Dopo la grande corsa e tutti inzuppati ci si è davvero conquistati l'ora di pranzo, si accende il fuoco e si fa un po' di polenta, la galleria non è il posto ideale per mangiare, lo spazio è stretto ma i mucchi di legna van bene per sedersi, in più si ha un tetto, e quando fuori piove questo è davvero un lusso sui monti. Pian piano il tempo migliora, è stato il classico temporale di montagna, si può così ripartire verso valle, la stanchezza ormai si fa sentire, il pomeriggio torna assolato e invoglia a sostare un po' sui prati, si arriva allora verso i Piani di Bobbio ad una baita di mandriani valtellinesi, gente accogliente e che non rinuncia mai a nessuno due chiacchiere e un bel bicchiere di vino, intanto ci si riposa..la strada per tornare a Santa Brigida è ancora lunga e ormai le gambe non sono più tanto fresche!

Le soste si susseguono continuamente, in alta valle, si sa, ci si conosce un po' tutti, quando allora si arriva alle baite di Ceresola non si può non fermarsi alla casa della zia Lucia, da lontano il Tarci vede che sta preparando da mangiare ma non osa chiedere un boccone, infatti è una famiglia molto povera, la zia Lucia ha quattro figli, una mucca per il latte e come unico pranzo tutti i giorni minestra di latte, ma non avendo la pasta per renderla più corposa è costretta ad aggiungere ortiche e il "parùc". Tempi duri!
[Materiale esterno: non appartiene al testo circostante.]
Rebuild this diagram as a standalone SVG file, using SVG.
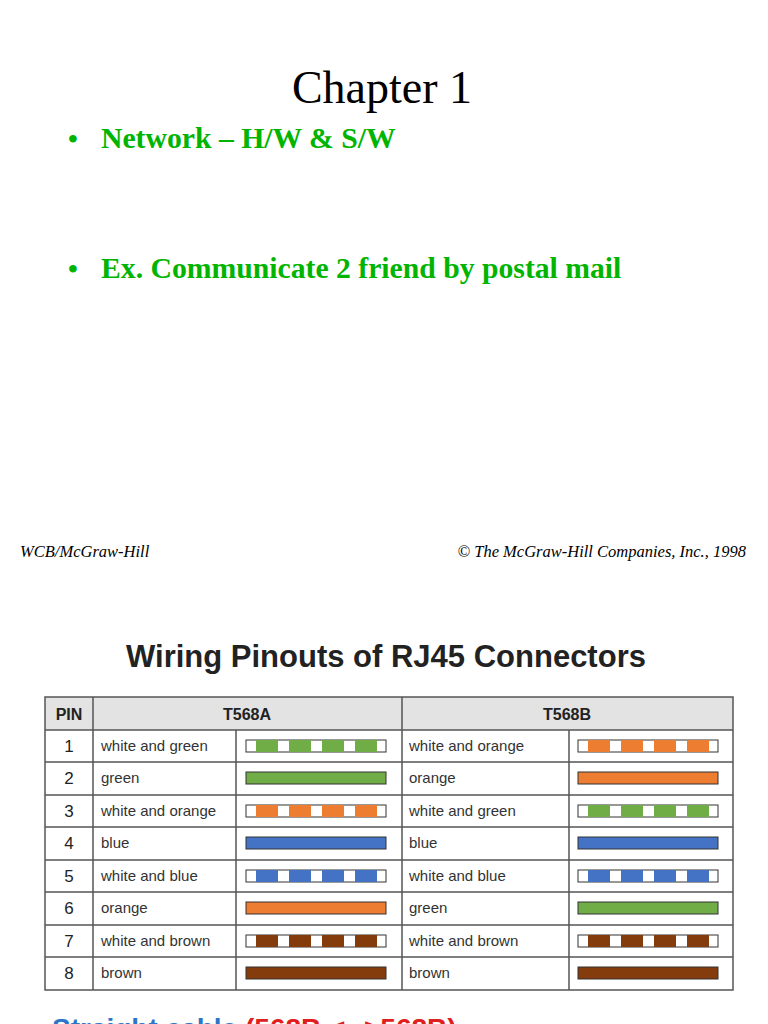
<svg xmlns="http://www.w3.org/2000/svg" xmlns:xlink="http://www.w3.org/1999/xlink" width="768" height="1024" viewBox="0 0 768 1024">
<style>
.b{font-family:"Liberation Serif",serif;font-weight:bold;font-size:29.7px;fill:#00b400}
.f{font-family:"Liberation Serif",serif;font-style:italic;font-size:16.5px;fill:#000}
.t{font-family:"Liberation Sans",sans-serif;font-size:15px;fill:#333}
.h{font-family:"Liberation Sans",sans-serif;font-size:16px;font-weight:bold;fill:#222}
.n{font-family:"Liberation Sans",sans-serif;font-size:17px;fill:#222;text-anchor:middle}
.g{stroke:#555;stroke-width:1.5;fill:none}
</style>
<defs>
<g id="s">
<rect x="0" y="0" width="140" height="12" fill="#fff" stroke="#333" stroke-width="1"/>
<rect x="10" y="0" width="22" height="12" fill="currentColor"/>
<rect x="43" y="0" width="22" height="12" fill="currentColor"/>
<rect x="76" y="0" width="22" height="12" fill="currentColor"/>
<rect x="109" y="0" width="22" height="12" fill="currentColor"/>
</g>
<rect id="p" x="0" y="0" width="140" height="12" fill="currentColor" stroke="#333" stroke-width="1"/>
</defs>
<rect width="768" height="1024" fill="#fff"/>
<text x="382" y="103" text-anchor="middle" font-family="Liberation Serif,serif" font-size="46">Chapter 1</text>
<text x="68" y="148" class="b" style="font-size:28px">•</text>
<text x="101" y="148" class="b">Network – H/W  &amp; S/W</text>
<text x="68" y="278" class="b" style="font-size:28px">•</text>
<text x="101" y="278" class="b">Ex. Communicate 2 friend by postal mail</text>
<text x="20" y="557" class="f">WCB/McGraw-Hill</text>
<text x="746" y="557" class="f" text-anchor="end">© The McGraw-Hill Companies, Inc., 1998</text>
<text x="386" y="667" text-anchor="middle" font-family="Liberation Sans,sans-serif" font-weight="bold" font-size="31" fill="#222">Wiring Pinouts of RJ45 Connectors</text>
<g id="table">
<rect x="45" y="697" width="688" height="33" fill="#e3e3e3"/>
<rect x="45" y="697" width="688" height="293" class="g"/>
<g class="g">
<line x1="45" y1="730" x2="733" y2="730"/><line x1="45" y1="762" x2="733" y2="762"/>
<line x1="45" y1="795" x2="733" y2="795"/><line x1="45" y1="827" x2="733" y2="827"/>
<line x1="45" y1="860" x2="733" y2="860"/><line x1="45" y1="892" x2="733" y2="892"/>
<line x1="45" y1="925" x2="733" y2="925"/><line x1="45" y1="957" x2="733" y2="957"/>
<line x1="93" y1="697" x2="93" y2="990"/><line x1="402" y1="697" x2="402" y2="990"/>
<line x1="236" y1="730" x2="236" y2="990"/><line x1="569" y1="730" x2="569" y2="990"/>
</g>
<text x="69" y="720" class="h" text-anchor="middle">PIN</text>
<text x="247" y="720" class="h" text-anchor="middle">T568A</text>
<text x="567" y="720" class="h" text-anchor="middle">T568B</text>
<g class="n"><text x="69" y="752">1</text><text x="69" y="784">2</text><text x="69" y="817">3</text><text x="69" y="849">4</text><text x="69" y="882">5</text><text x="69" y="914">6</text><text x="69" y="947">7</text><text x="69" y="979">8</text></g>
<g class="t">
<text x="101" y="751">white and green</text><text x="101" y="783">green</text><text x="101" y="816">white and orange</text><text x="101" y="848">blue</text><text x="101" y="881">white and blue</text><text x="101" y="913">orange</text><text x="101" y="946">white and brown</text><text x="101" y="978">brown</text>
<text x="409" y="751">white and orange</text><text x="409" y="783">orange</text><text x="409" y="816">white and green</text><text x="409" y="848">blue</text><text x="409" y="881">white and blue</text><text x="409" y="913">green</text><text x="409" y="946">white and brown</text><text x="409" y="978">brown</text>
</g>
<use xlink:href="#s" x="246" y="740" color="#70ad47"/>
<use xlink:href="#p" x="246" y="772" color="#70ad47"/>
<use xlink:href="#s" x="246" y="805" color="#ed7d31"/>
<use xlink:href="#p" x="246" y="837" color="#4472c4"/>
<use xlink:href="#s" x="246" y="870" color="#4472c4"/>
<use xlink:href="#p" x="246" y="902" color="#ed7d31"/>
<use xlink:href="#s" x="246" y="935" color="#843c0c"/>
<use xlink:href="#p" x="246" y="967" color="#843c0c"/>
<use xlink:href="#s" x="578" y="740" color="#ed7d31"/>
<use xlink:href="#p" x="578" y="772" color="#ed7d31"/>
<use xlink:href="#s" x="578" y="805" color="#70ad47"/>
<use xlink:href="#p" x="578" y="837" color="#4472c4"/>
<use xlink:href="#s" x="578" y="870" color="#4472c4"/>
<use xlink:href="#p" x="578" y="902" color="#70ad47"/>
<use xlink:href="#s" x="578" y="935" color="#843c0c"/>
<use xlink:href="#p" x="578" y="967" color="#843c0c"/>
</g>
<text x="52" y="1038" font-family="Liberation Sans,sans-serif" font-size="28" font-weight="bold"><tspan fill="#2e75c8">Straight cable </tspan><tspan fill="#e02020">(568B &lt;--&gt;568B)</tspan></text>
</svg>
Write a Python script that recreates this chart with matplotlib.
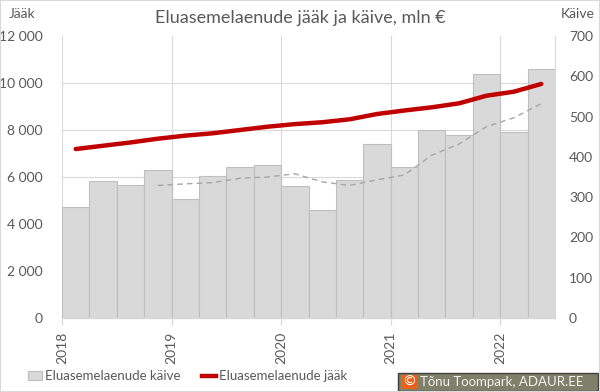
import matplotlib.pyplot as plt
import matplotlib.patches as mpatches
from matplotlib.lines import Line2D
from matplotlib.ticker import FuncFormatter
import numpy as np

plt.rcParams['font.family'] = ['Lato', 'DejaVu Sans']

quarters = ['2018Q1', '2018Q2', '2018Q3', '2018Q4', '2019Q1', '2019Q2', '2019Q3', '2019Q4',
            '2020Q1', '2020Q2', '2020Q3', '2020Q4', '2021Q1', '2021Q2', '2021Q3', '2021Q4',
            '2022Q1', '2022Q2']
years = ['2018', '2019', '2020', '2021', '2022']
# kaive (turnover), mln EUR - right axis
kaive = [275, 340, 331, 367, 295, 352, 375, 379, 328, 268, 342, 433,
         375, 466, 454, 605, 461, 617]
# 4-quarter moving average of kaive (starts 2018Q4)
kaive_ma = [329, 333, 336, 347, 350, 358, 338, 329, 343, 355, 404, 432, 475, 497, 532]
# jaak (outstanding), mln EUR - left axis
jaak = [7190, 7330, 7470, 7630, 7760, 7860, 8000, 8140, 8250, 8330, 8455, 8680,
        8830, 8965, 9135, 9460, 9630, 9960]

txt = '#595959'
grid = '#d9d9d9'

fig = plt.figure(figsize=(6, 3.92), dpi=100)
ax = fig.add_axes([62/600, 74/392, 493/600, 282/392])
ax2 = ax.twinx()

x = np.arange(len(quarters))
ax.bar(x, kaive, width=1.0, color='#d9d9d9', edgecolor='#bfbfbf', linewidth=0.8, zorder=2)
ax.plot(x[3:], kaive_ma, color='#a6a6a6', linewidth=1.0, dashes=(4, 3), zorder=3)
ax.set_ylim(0, 700)
ax.set_xlim(-0.5, len(quarters) - 0.5)
ax.yaxis.tick_right()
ax.set_yticks(np.arange(0, 701, 100))
ax.set_yticks(np.arange(0, 12001, 2000) * 700 / 12000, minor=True)
ax.yaxis.grid(True, which='minor', color=grid, linewidth=0.8, zorder=0)
ax.tick_params(axis='y', which='both', length=0, colors=txt, labelsize=10, pad=10)

# vertical year gridlines
ax.set_xticks(np.arange(0, len(quarters), 4) - 0.5)
ax.set_xticklabels(years, rotation=90, color=txt, fontsize=10)
ax.tick_params(axis='x', length=5, color=grid, pad=5)
ax.xaxis.grid(True, color=grid, linewidth=0.8, zorder=0)
ax.set_axisbelow(True)
for s in ['top', 'left']:
    ax.spines[s].set_visible(False)
ax.spines['right'].set_color(grid)
ax.spines['bottom'].set_color(grid)
ax.spines['bottom'].set_linewidth(1.0)

ax2.plot(x, jaak, color='#c00000', linewidth=3.2, solid_capstyle='round', zorder=5)
ax2.set_ylim(0, 12000)
ax2.yaxis.tick_left()
ax2.set_yticks(np.arange(0, 12001, 2000))
ax2.yaxis.set_major_formatter(FuncFormatter(lambda v, p: f'{int(v):,}'.replace(',', ' ')))
ax2.tick_params(axis='y', length=0, colors=txt, labelsize=10, pad=14)
for s in ax2.spines.values():
    s.set_visible(False)

fig.text(0.5, 1 - 18/392, 'Eluasemelaenude jääk ja käive, mln €', ha='center', va='center',
         fontsize=13, color=txt)
fig.text(9/600, 1 - 14/392, 'Jääk', ha='left', va='center', fontsize=10, color=txt)
fig.text(595/600, 1 - 14/392, 'Käive', ha='right', va='center', fontsize=10, color=txt)

handles = [mpatches.Patch(facecolor='#d9d9d9', edgecolor='#bfbfbf', linewidth=0.8),
           Line2D([0], [0], color='#c00000', linewidth=3.2)]
fig.legend(handles, ['Eluasemelaenude käive', 'Eluasemelaenude jääk'], loc='lower left',
           bbox_to_anchor=(16/600, -2/392), ncol=2, frameon=False, fontsize=9.5,
           handlelength=1.1, handletextpad=0.2, columnspacing=1.6, labelcolor=txt)

# copyright box
fig.patches.append(mpatches.Rectangle((398/600, 1/392), 200/600, 18/392, transform=fig.transFigure,
                                      facecolor='#7f7f6a', edgecolor='#3f3f3f', linewidth=1))
fig.patches.append(mpatches.Rectangle((401/600, 3/392), 16/600, 14/392, transform=fig.transFigure,
                                      facecolor='#e8621c', edgecolor='none'))
fig.text(409/600, 10/392, '©', ha='center', va='center', fontsize=10, color='white',
         family=['DejaVu Sans'])
fig.text(420/600, 10/392, 'Tõnu Toompark, ADAUR.EE', ha='left', va='center', fontsize=9.5,
         color='#f2f2f2')

fig.patches.append(mpatches.Rectangle((0, 0), 1, 1, transform=fig.transFigure, fill=False,
                                      edgecolor=grid, linewidth=1.5))

fig.savefig('out.png', dpi=100)
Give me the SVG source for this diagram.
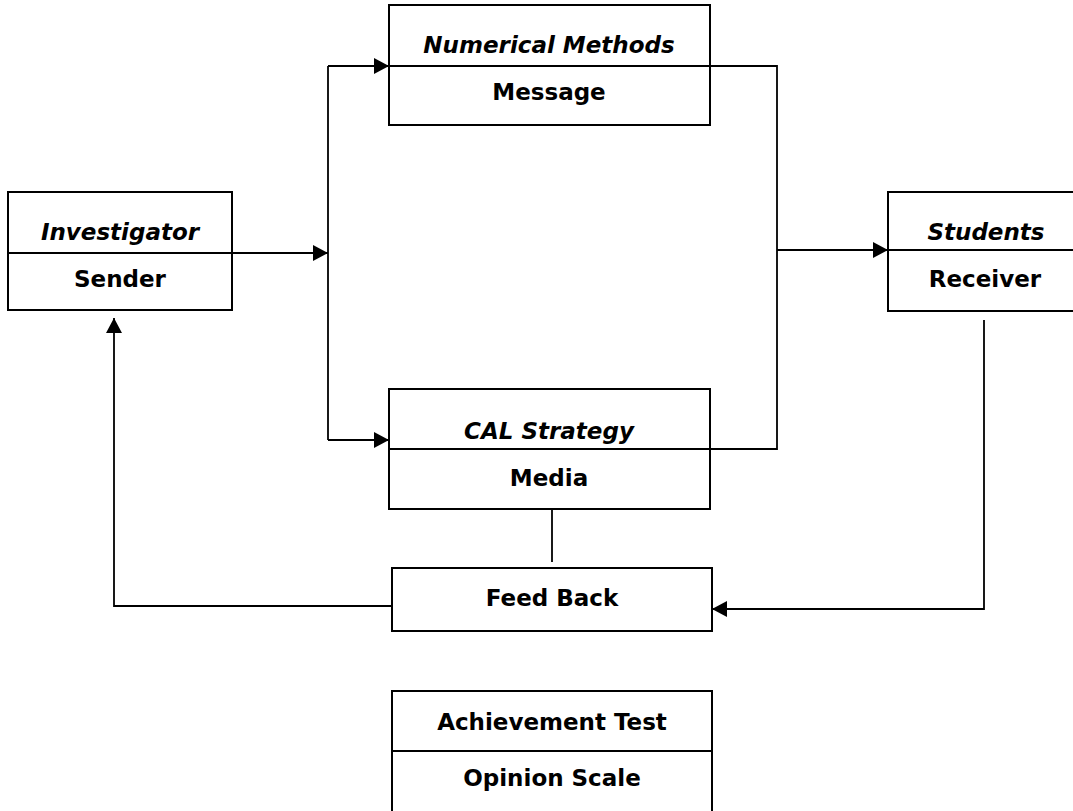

Quando poi a pomeriggio inoltrato si scende a Valtorta il Giuseppe scorge un gruppo di amici sulla piazza della contrada Rava… naturalmente ci si ferma ancora, si ride, si scherza, si mangia e si beve mentre il sole ormai cala inesorabile…caspita è tardi! I nostri quattro eroi si incamminano ancora di buona lena, si raggiunge la carreggiabile a Cassiglio e da lì si sale per la mulattiera verso Cugno e Santa Brigida, gli incontri non sono finiti e ogni volta è una festa, quattro parole e un bicchiere di vino… non sorprende allora che il Tarci rientri alla casa di Cugno all'una e mezza dopo aver accompagnato la Gesuina a casa alla Foppa, è tardi! La mattina dopo ci si deve alzare di buona lena, il lavoro è duro e Tarci lo sa, ma la giornata è stata proprio di quelle memorabili.